Power consumption and delivery have emerged as one of the major challenges facing modern SoC design. As chip designs become more complex with aggressive architectures, pressure on efficient power delivery mechanisms is increasing.
Designing efficient voltage regulators gets harder due to increased current as power increases and voltage scales down. Off-chip voltage regulators can be made more efficient due to fewer restrictions on capacitor sizes but need to take into account parasitics on pads. Process variation further exacerbates the problem, because the design needs to take into account the worst case. As technology scales towards nano-scale and with the prevalence of having multiple voltage domains on the chip, voltage stacking offers an alternative in Power Delivery Network (PDN) design that alleviates conventional power delivery inefficiencies.
The first part of this dissertation explores different types of existing level shifters suitable for a voltage stacked logic, their optimal sizing, and the effect of PVT variation on delay and energy consumption.
In the second part of the dissertation, instead of inserting an SRAM into a voltage domain, as it is the common case, the SRAM logic itself is divided into multiple domain. The symmetric logic of SRAM is leveraged for a stacking technique and is divided into two logic domains, and the supply voltage Vdd is doubled. The supply voltage 2Vdd will distribute evenly between the stacks and the current demand will decrease up to half. Hence, the same amount of power is delivered, but with half the current.
The third part of this dissertation builds upon the idea of a floating voltage level in a voltage stacked system and on the observation that slower transistors have higher impedance in the presence of process variation. This chapter offers a GPU stacking method based on voltage stacking to manage the effects of process variation and improve the power delivery simulta- neously. The evaluation conducted in this dissertation considers Near Threshold Computing (NTC), because the effects of process variation are more severe in this scenario, however, the technique can be applied without the use of NTC. Using GPU Stacking brings the chip distribu- tion closer to the nominal, i.e., no process variation, and is shown to be better than simply using multiple clock domains, which is the current state-of-the-art.

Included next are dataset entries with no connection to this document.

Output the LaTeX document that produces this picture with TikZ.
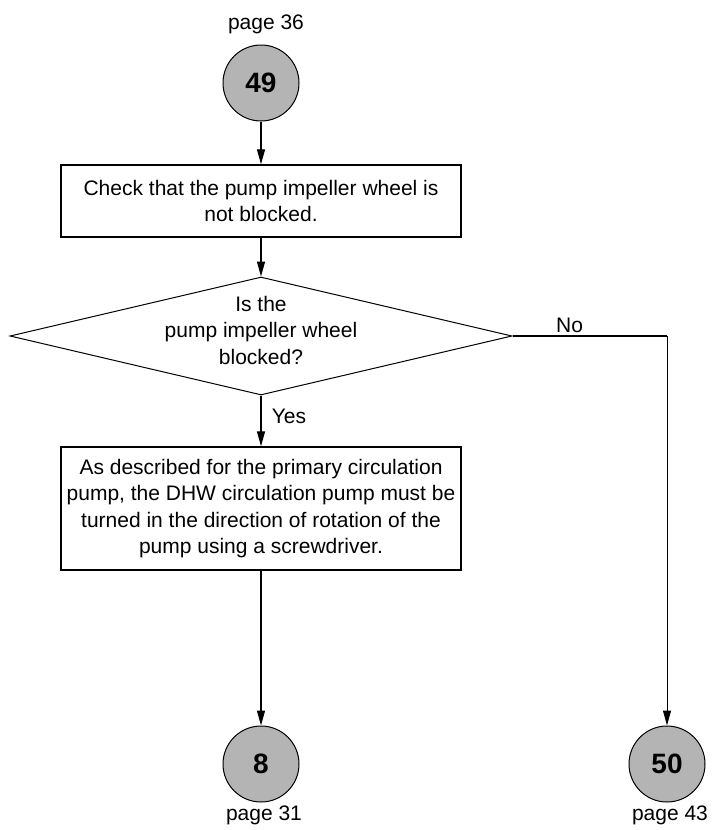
\documentclass[tikz,border=0pt]{standalone}
\usepackage{fontspec}
\setmainfont{Liberation Sans}
\usetikzlibrary{arrows.meta,shapes.geometric}
\definecolor{circgray}{RGB}{180,180,180}
\begin{document}
\begin{tikzpicture}[x=1pt,y=-1pt,
  txt/.style={font=\fontsize{21}{26.5}\selectfont, align=center, inner sep=0pt},
  stepbox/.style={txt, draw, line width=1.4pt, minimum width=400pt},
  connector/.style={circle, draw, fill=circgray, line width=1pt, minimum size=76pt, inner sep=0pt, font=\fontsize{28}{28}\bfseries\selectfont},
  decision/.style={diamond, draw, line width=1pt, inner sep=0pt, minimum width=502pt, minimum height=118pt, aspect=4.25},
  arr/.style={line width=1.3pt, -{Triangle[length=15pt,width=8pt]}},
]
\useasboundingbox[fill=white] (0,0) rectangle (712,830);

\node[txt] (p36) at (266,24) {page 36};
\node[connector] (c49) at (261,83) {49};
\node[stepbox, minimum height=72pt] (b1) at (261,201) {Check that the pump impeller wheel is\\not blocked.};
\node[decision] (dec) at (261,336) {};
\node[txt] (dect) at (261,330) {Is the\\pump impeller wheel\\blocked?};
\node[stepbox, minimum height=123pt] (b2) at (261,508.5) {As described for the primary circulation\\pump, the DHW circulation pump must be\\turned in the direction of rotation of the\\pump using a screwdriver.};
\node[connector] (c8) at (261,764) {8};
\node[connector] (c50) at (667,764) {50};
\node[txt] (p31) at (264,815) {page 31};
\node[txt] (p43) at (670,815) {page 43};
\coordinate (nc) at (667,336);
\node[txt, anchor=west] (no) at (556,325) {No};
\node[txt] (yes) at (289,416) {Yes};

\draw[arr] (c49) -- (b1);
\draw[arr] (b1) -- (dec);
\draw[arr] (dec) -- (b2);
\draw[arr] (b2) -- (c8);
\draw[line width=2pt] (dec.east) -- (nc);
\draw[line width=1pt, -{Triangle[length=15pt,width=8pt]}] (nc) -- (c50);
\end{tikzpicture}
\end{document}
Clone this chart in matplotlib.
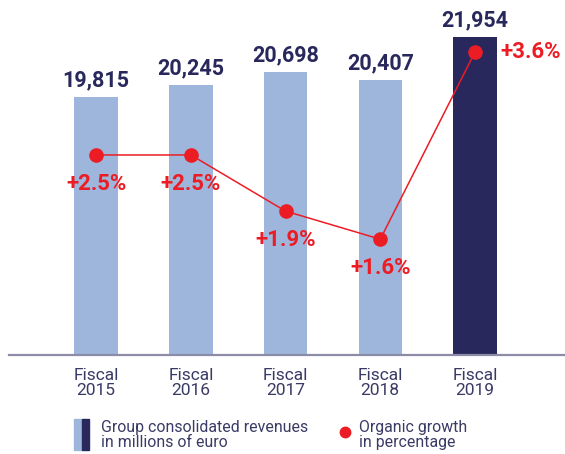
import matplotlib.pyplot as plt
from matplotlib.patches import Rectangle
from matplotlib.lines import Line2D

years = ["2015", "2016", "2017", "2018", "2019"]
revenues = [19815, 20245, 20698, 20407, 21954]
growth = [2.5, 2.5, 1.9, 1.6, 3.6]

NAVY = "#29285c"
LIGHT = "#9fb6dc"
RED = "#ec1c24"
TEXT = "#3a3a66"

plt.rcParams["font.family"] = ["Roboto", "DejaVu Sans"]

fig = plt.figure(figsize=(5.65, 4.54), dpi=100)
ax = fig.add_axes([9 / 565, (454 - 355) / 454, 1 - 9 / 565, 335 / 454])

x = list(range(len(years)))
colors = [LIGHT] * (len(years) - 1) + [NAVY]
ax.bar(x, revenues, width=0.46, color=colors, zorder=1)

ax.set_xlim(-0.92, 4.95)
ax.set_ylim(10617, 22560)

for xi, v in zip(x, revenues):
    ax.annotate(f"{v:,}", (xi, v), xytext=(0, 4), textcoords="offset points",
                ha="center", va="bottom", fontsize=15.5, fontweight="bold",
                color=NAVY)

for s in ["top", "right", "left"]:
    ax.spines[s].set_visible(False)
ax.spines["bottom"].set_color("#8c8ca8")
ax.spines["bottom"].set_linewidth(1.6)
ax.set_yticks([])
ax.set_xticks(x)
ax.set_xticklabels([f"Fiscal\n{y}" for y in years], fontsize=12.5, color=TEXT,
                   linespacing=1.05)
ax.tick_params(axis="x", length=0, pad=9)

ax2 = ax.twinx()
ax2.set_ylim(0.363, 3.942)
ax2.axis("off")
ax2.plot(x, growth, color=RED, lw=1.1, marker="o", markersize=9.5, zorder=3)

for xi, g in zip(x, growth):
    if xi == len(x) - 1:
        ax2.annotate(f"+{g}%", (xi, g), xytext=(18, 0), textcoords="offset points",
                     ha="left", va="center", fontsize=16, fontweight="bold",
                     color=RED)
    else:
        ax2.annotate(f"+{g}%", (xi, g), xytext=(0, -21), textcoords="offset points",
                     ha="center", va="center", fontsize=16, fontweight="bold",
                     color=RED)

# legend
fig.patches.append(Rectangle((74 / 565, (454 - 450) / 454), 8 / 565, 31 / 454,
                             transform=fig.transFigure, color=LIGHT))
fig.patches.append(Rectangle((82 / 565, (454 - 450) / 454), 7 / 565, 31 / 454,
                             transform=fig.transFigure, color=NAVY))
fig.text(101 / 565, (454 - 435) / 454, "Group consolidated revenues\nin millions of euro",
         fontsize=11.4, color=TEXT, va="center", ha="left", linespacing=1.0)
fig.lines.append(Line2D([345 / 565], [(454 - 432) / 454], transform=fig.transFigure,
                        marker="o", markersize=7.5, color=RED, lw=0))
fig.text(359 / 565, (454 - 435) / 454, "Organic growth\nin percentage",
         fontsize=11.4, color=TEXT, va="center", ha="left", linespacing=1.0)

fig.savefig("out.png", dpi=100)
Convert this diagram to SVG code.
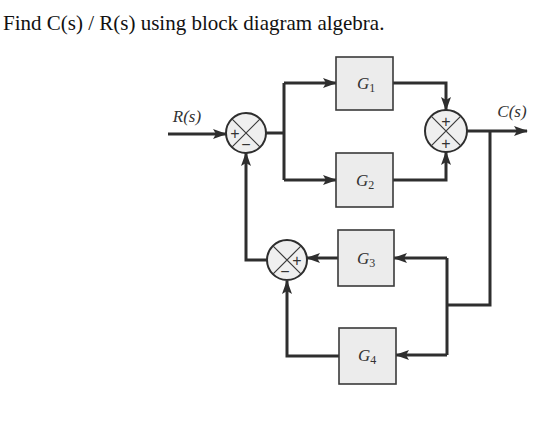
<svg xmlns="http://www.w3.org/2000/svg" width="551" height="425" viewBox="0 0 551 425">
<defs>
<style>
.w{fill:none;stroke:#2e2e2e;stroke-width:3;stroke-linejoin:miter}
.a{marker-end:url(#ah)}
.box{fill:#ececec;stroke:#3a3a3a;stroke-width:1.6}
.sum{fill:#efefef;stroke:#2e2e2e;stroke-width:2}
.x{stroke:#3a3a3a;stroke-width:1.2}
.lbl{font-family:"Liberation Serif",serif;font-style:italic;font-size:17px;fill:#333}
.sub{font-size:12px;font-style:normal}
.sg{font-family:"Liberation Sans",sans-serif;font-size:16px;fill:#333}
</style>
<marker id="ah" viewBox="0 0 14 10" refX="13" refY="5" markerWidth="14" markerHeight="10" markerUnits="userSpaceOnUse" orient="auto">
<path d="M0,0 L14,5 L0,10 L3,5 Z" fill="#2e2e2e"/>
</marker>
</defs>
<rect width="551" height="425" fill="#fff"/>
<text x="3" y="30" font-family="Liberation Serif,serif" font-size="21" fill="#111">Find C(s) / R(s) using block diagram algebra.</text>

<g id="connectors">
<path class="w a" d="M168,134 H226"/>
<path class="w" d="M266,133 H284 M284,83 V180"/>
<path class="w a" d="M284,83 H336"/>
<path class="w a" d="M284,180 H336"/>
<path class="w a" d="M393,83 H446 V110"/>
<path class="w a" d="M393,180 H446 V152"/>
<path class="w a" d="M467,131 H527"/>
<path class="w" d="M490,131 V305 H447 M447,258 V355"/>
<path class="w a" d="M447,258 H394"/>
<path class="w a" d="M447,355 H396"/>
<path class="w a" d="M338,258 H307"/>
<path class="w a" d="M267,260 H246 V153"/>
<path class="w a" d="M339,356 H287 V281"/>
</g>

<g id="Rs"><text class="lbl" x="187" y="122" text-anchor="middle">R(s)</text></g>
<g id="Cs"><text class="lbl" x="512" y="117" text-anchor="middle">C(s)</text></g>

<g id="sum1">
<circle class="sum" cx="246" cy="133" r="20"/>
<path class="x" d="M231.9,118.9 L260.1,147.1 M260.1,118.9 L231.9,147.1"/>
<text class="sg" x="235" y="139" text-anchor="middle">+</text>
<text class="sg" x="246" y="150" text-anchor="middle">−</text>
</g>
<g id="sum2">
<circle class="sum" cx="446" cy="131" r="21"/>
<path class="x" d="M431.2,116.2 L460.8,145.8 M460.8,116.2 L431.2,145.8"/>
<text class="sg" x="446" y="127" text-anchor="middle">+</text>
<text class="sg" x="446" y="149" text-anchor="middle">+</text>
</g>
<g id="sum3">
<circle class="sum" cx="287" cy="260" r="20"/>
<path class="x" d="M272.9,245.9 L301.1,274.1 M301.1,245.9 L272.9,274.1"/>
<text class="sg" x="297" y="266" text-anchor="middle">+</text>
<text class="sg" x="285" y="277" text-anchor="middle">−</text>
</g>

<g id="G1"><rect class="box" x="336" y="57" width="57" height="53"/><text class="lbl" x="357" y="89">G<tspan class="sub" dy="3">1</tspan></text></g>
<g id="G2"><rect class="box" x="336" y="153" width="57" height="54"/><text class="lbl" x="356" y="186">G<tspan class="sub" dy="3">2</tspan></text></g>
<g id="G3"><rect class="box" x="338" y="230" width="56" height="56"/><text class="lbl" x="357" y="264">G<tspan class="sub" dy="3">3</tspan></text></g>
<g id="G4"><rect class="box" x="339" y="328" width="57" height="56"/><text class="lbl" x="358" y="361">G<tspan class="sub" dy="3">4</tspan></text></g>
</svg>
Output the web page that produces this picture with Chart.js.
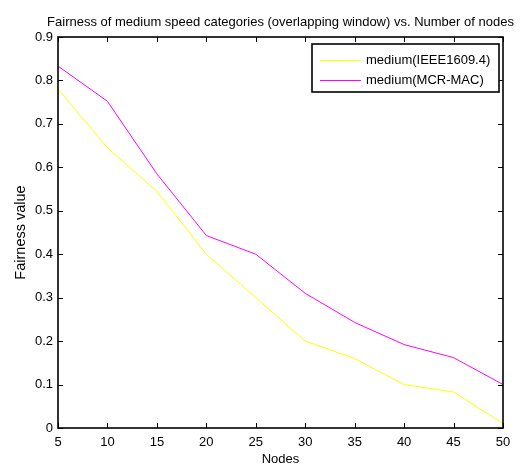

The final contribution of the dissertation looks at SRAM design, specifically into reducing voltage and timing margins. I propose a timing speculative SRAM that extends the existing Replica Bit-Line (RBL) technique to detect read timing failures. And to protect it from incorrect write operations, the SRAM decode logic is extended. The Replica-based Timing Speculative SRAM (RTS) is evaluated as an energy and area efficient design alternative to prior techniques such as Razor-enabled SRAMs.